Types of Fix and Flip Loans
There are several different types of fix and flip loans that are available to investors. The most common types include hard money loans, private money loans, and traditional bank loans.
Hard Money Loan:
Hard money loans are a common type of fix and flip loan that is often used by investors who cannot qualify for traditional financing due to their credit score, income, or other factors. These loans are typically offered by private lenders who are willing to lend money based on the value of the property, rather than the borrower’s creditworthiness.
The primary benefit of a hard money loan is that it can be obtained quickly and with minimal paperwork, making it a great option for investors who need to move quickly on a property. Additionally, because these loans are secured by the property itself, rather than the borrower’s creditworthiness, they can be a great option for investors who do not have a strong credit history.
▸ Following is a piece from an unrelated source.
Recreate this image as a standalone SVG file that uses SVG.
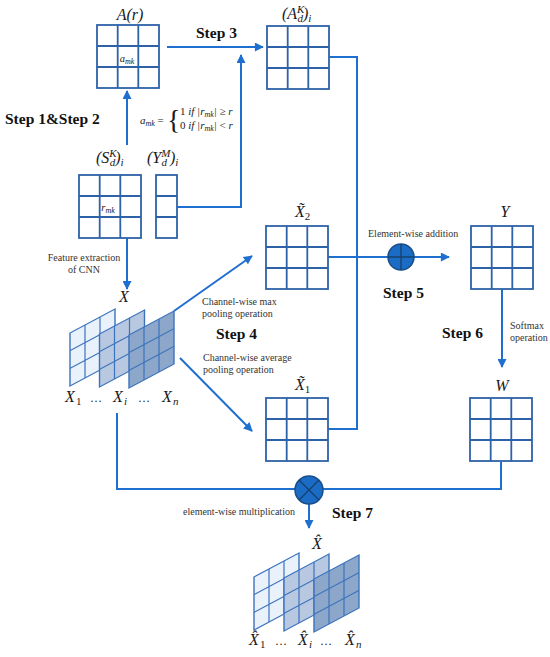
<svg xmlns="http://www.w3.org/2000/svg" xmlns:xlink="http://www.w3.org/1999/xlink" width="550" height="657" viewBox="0 0 550 657" font-family="'Liberation Serif', 'Times New Roman', 'DejaVu Serif', serif">
<style>
text{font-family:'Liberation Serif','Times New Roman','DejaVu Serif',serif}
.grid{fill:#fff;stroke:#2e62a8;stroke-width:1.8}
.gl{stroke:#2e62a8;stroke-width:1.8;fill:none}
.pl{stroke:#3c73bd;stroke-width:1.2;fill:none}
.con{fill:none;stroke:#1f6fd1;stroke-width:2}
.arr{fill:none;stroke:#1f6fd1;stroke-width:2;marker-end:url(#ah)}
.math{font-style:italic;fill:#1a1a1a}
.step{font-weight:bold;font-size:15.5px;fill:#111}
.small{font-size:10px;fill:#333}
.op{fill:#1b6cc4;stroke:#1a4d8a;stroke-width:1.5}
.opl{stroke:#17406f;stroke-width:1.3}
</style>
<defs>
<marker id="ah" viewBox="0 0 10 10" refX="9" refY="5" markerWidth="10" markerHeight="9" markerUnits="userSpaceOnUse" orient="auto">
<path d="M0,0 L10,5 L0,10 z" fill="#1f6fd1"/>
</marker>
<g id="g33">
<rect class="grid" x="0" y="0" width="62" height="63"/>
<path class="gl" d="M20.7,0V63M41.3,0V63M0,21H62M0,42H62"/>
</g>
<g id="pgl">
<path class="pl" d="M15,0V53M30,0V53M0,17.7H45M0,35.3H45"/>
<rect x="0" y="0" width="45" height="53" fill="none" stroke="#3c73bd" stroke-width="1.4"/>
</g>
</defs>

<g id="connectors">
<path class="arr" d="M167,47H263"/>
<path class="arr" d="M177,207H241V55"/>
<path class="arr" d="M127,145V91"/>
<path class="con" d="M329,57H357V429H328"/>
<path class="con" d="M328,257H388"/>
<path class="arr" d="M414,257H449"/>
<path class="arr" d="M502,289V367"/>
<path class="arr" d="M127,238V289"/>
<path class="arr" d="M174,311L252,256"/>
<path class="arr" d="M180,358L252,431"/>
<path class="con" d="M117,413V489H295"/>
<path class="con" d="M323,489H501V462"/>
<path class="arr" d="M309,504V528"/>
</g>

<g id="node-A">
<use xlink:href="#g33" x="97" y="25"/>
<text class="math" x="127" y="62" font-size="10.5" text-anchor="middle">a<tspan font-size="8" dy="2">mk</tspan></text>
<text class="math" x="130" y="20" font-size="16" text-anchor="middle">A(r)</text>
</g>

<g id="node-AdK">
<use xlink:href="#g33" x="267" y="26"/>
<text class="math" font-size="16" x="282" y="19">(A<tspan font-size="11" dy="-6">K</tspan><tspan font-size="11" dx="-7" dy="9">d</tspan><tspan dy="-3">)</tspan><tspan font-size="11" dy="3">i</tspan></text>
</g>

<g id="node-S">
<use xlink:href="#g33" x="79" y="175"/>
<text class="math" x="108" y="211" font-size="10.5" text-anchor="middle">r<tspan font-size="8" dy="2">mk</tspan></text>
<text class="math" font-size="16" x="96" y="163">(S<tspan font-size="11" dy="-6">K</tspan><tspan font-size="11" dx="-7" dy="9">d</tspan><tspan dy="-3">)</tspan><tspan font-size="11" dy="3">i</tspan></text>
</g>

<g id="node-Y">
<rect class="grid" x="156" y="175" width="21" height="63"/>
<path class="gl" d="M156,196H177M156,217H177"/>
<text class="math" font-size="16" x="147" y="163">(Y<tspan font-size="11" dy="-6">M</tspan><tspan font-size="11" dx="-9" dy="9">d</tspan><tspan dx="3" dy="-3">)</tspan><tspan font-size="11" dy="3">i</tspan></text>
</g>

<g id="formula">
<text class="math" x="140" y="124" font-size="11">a<tspan font-size="8" dy="2">mk</tspan><tspan dy="-2" font-style="normal"> =</tspan></text>
<text x="167" y="129" font-size="28" fill="#1a1a1a">{</text>
<text class="math" x="180" y="115" font-size="11"><tspan font-style="normal">1</tspan> if |r<tspan font-size="8" dy="2">mk</tspan><tspan dy="-2">| </tspan><tspan font-style="normal">≥</tspan> r</text>
<text class="math" x="180" y="129" font-size="11"><tspan font-style="normal">0</tspan> if |r<tspan font-size="8" dy="2">mk</tspan><tspan dy="-2">| </tspan><tspan font-style="normal">&lt;</tspan> r</text>
</g>

<g id="node-X">
<g transform="matrix(1,-0.533,0,1,70,333)"><rect x="0" y="0" width="45" height="53" fill="#e9f1fb"/><use xlink:href="#pgl"/></g>
<g transform="matrix(1,-0.533,0,1,99.5,334)"><rect x="0" y="0" width="45" height="53" fill="#b7c8e0"/><use xlink:href="#pgl"/></g>
<g transform="matrix(1,-0.533,0,1,129,335)"><rect x="0" y="0" width="45" height="53" fill="#8ca7c9"/><use xlink:href="#pgl"/></g>
<text class="math" x="124" y="302" font-size="16" text-anchor="middle">X</text>
<text class="math" font-size="16"><tspan x="65" y="402">X</tspan><tspan x="76" y="405" font-size="11" font-style="normal">1</tspan><tspan x="90" y="402" font-style="normal" font-size="12">…</tspan><tspan x="113" y="402">X</tspan><tspan x="124" y="405" font-size="11">i</tspan><tspan x="138" y="402" font-style="normal" font-size="12">…</tspan><tspan x="162" y="402">X</tspan><tspan x="173" y="405" font-size="11">n</tspan></text>
</g>

<g id="node-X2">
<use xlink:href="#g33" x="266" y="226"/>
<text class="math" font-size="16" x="295" y="217">X̃<tspan font-size="11" font-style="normal" dy="3">2</tspan></text>
</g>

<g id="node-X1">
<use xlink:href="#g33" x="266" y="398"/>
<text class="math" font-size="16" x="295" y="390">X̃<tspan font-size="11" font-style="normal" dy="3">1</tspan></text>
</g>

<g id="node-Yout">
<use xlink:href="#g33" x="471" y="226"/>
<text class="math" x="505" y="217" font-size="16" text-anchor="middle">Y</text>
</g>

<g id="node-W">
<use xlink:href="#g33" x="470" y="398"/>
<text class="math" x="502" y="391" font-size="16" text-anchor="middle">W</text>
</g>

<g id="node-add">
<circle class="op" cx="401" cy="257" r="13"/>
<path class="opl" d="M388,257H414M401,244V270"/>
</g>

<g id="node-mul">
<circle class="op" cx="309" cy="490" r="14"/>
<path class="opl" d="M299,480L319,500M319,480L299,500"/>
</g>

<g id="node-Xhat">
<g transform="matrix(1,-0.533,0,1,254,577)"><rect x="0" y="0" width="45" height="53" fill="#e9f1fb"/><use xlink:href="#pgl"/></g>
<g transform="matrix(1,-0.533,0,1,284,578)"><rect x="0" y="0" width="45" height="53" fill="#b7c8e0"/><use xlink:href="#pgl"/></g>
<g transform="matrix(1,-0.533,0,1,314,579)"><rect x="0" y="0" width="45" height="53" fill="#8ca7c9"/><use xlink:href="#pgl"/></g>
<text class="math" x="317" y="549" font-size="16" text-anchor="middle">X̂</text>
<text class="math" font-size="16"><tspan x="249" y="645">X̂</tspan><tspan x="260" y="648" font-size="11" font-style="normal">1</tspan><tspan x="275" y="645" font-style="normal" font-size="12">…</tspan><tspan x="298" y="645">X̂</tspan><tspan x="309" y="648" font-size="11">i</tspan><tspan x="320" y="645" font-style="normal" font-size="12">…</tspan><tspan x="345" y="645">X̂</tspan><tspan x="356" y="648" font-size="11">n</tspan></text>
</g>

<g id="labels">
<text class="step" x="196" y="38">Step 3</text>
<text class="step" x="5" y="124">Step 1&amp;Step 2</text>
<text class="step" x="216" y="339">Step 4</text>
<text class="step" x="383" y="298">Step 5</text>
<text class="step" x="442" y="338">Step 6</text>
<text class="step" x="332" y="518">Step 7</text>
<text class="small" x="84" y="261" text-anchor="middle">Feature extraction</text>
<text class="small" x="84" y="273" text-anchor="middle">of CNN</text>
<text class="small" x="202" y="305">Channel-wise max</text>
<text class="small" x="202" y="317">pooling operation</text>
<text class="small" x="203" y="361">Channel-wise average</text>
<text class="small" x="203" y="373">pooling operation</text>
<text class="small" x="368" y="237">Element-wise addition</text>
<text class="small" x="510" y="329">Softmax</text>
<text class="small" x="510" y="341">operation</text>
<text class="small" x="183" y="515">element-wise multiplication</text>
</g>
</svg>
However, hard money loans can also be more expensive than other types of financing. They typically come with higher interest rates and fees, which can increase the cost of the loan significantly. Additionally, because these loans are typically short-term, investors may need to refinance or sell the property quickly in order to repay the loan on time.
Private Money Loans:
Private money loans are typically used by investors who have a personal relationship with the lender. These loans are secured by the property being purchased and are typically short-term loans with higher interest rates than traditional bank loans. Private money loans are ideal for investors who do not qualify for a traditional bank loan and need quick access to capital.However, these loans may be based on the creditworthiness of the borrower as well as the value of the property. Private money loans typically have lower interest rates and fees than hard money loans.
Traditional Bank Loans:
Traditional bank loans are secured by the property being purchased and are typically long-term loans with lower interest rates than hard money or private money loans. However, traditional bank loans typically have stricter eligibility requirements and a longer application process than hard money or private money loans.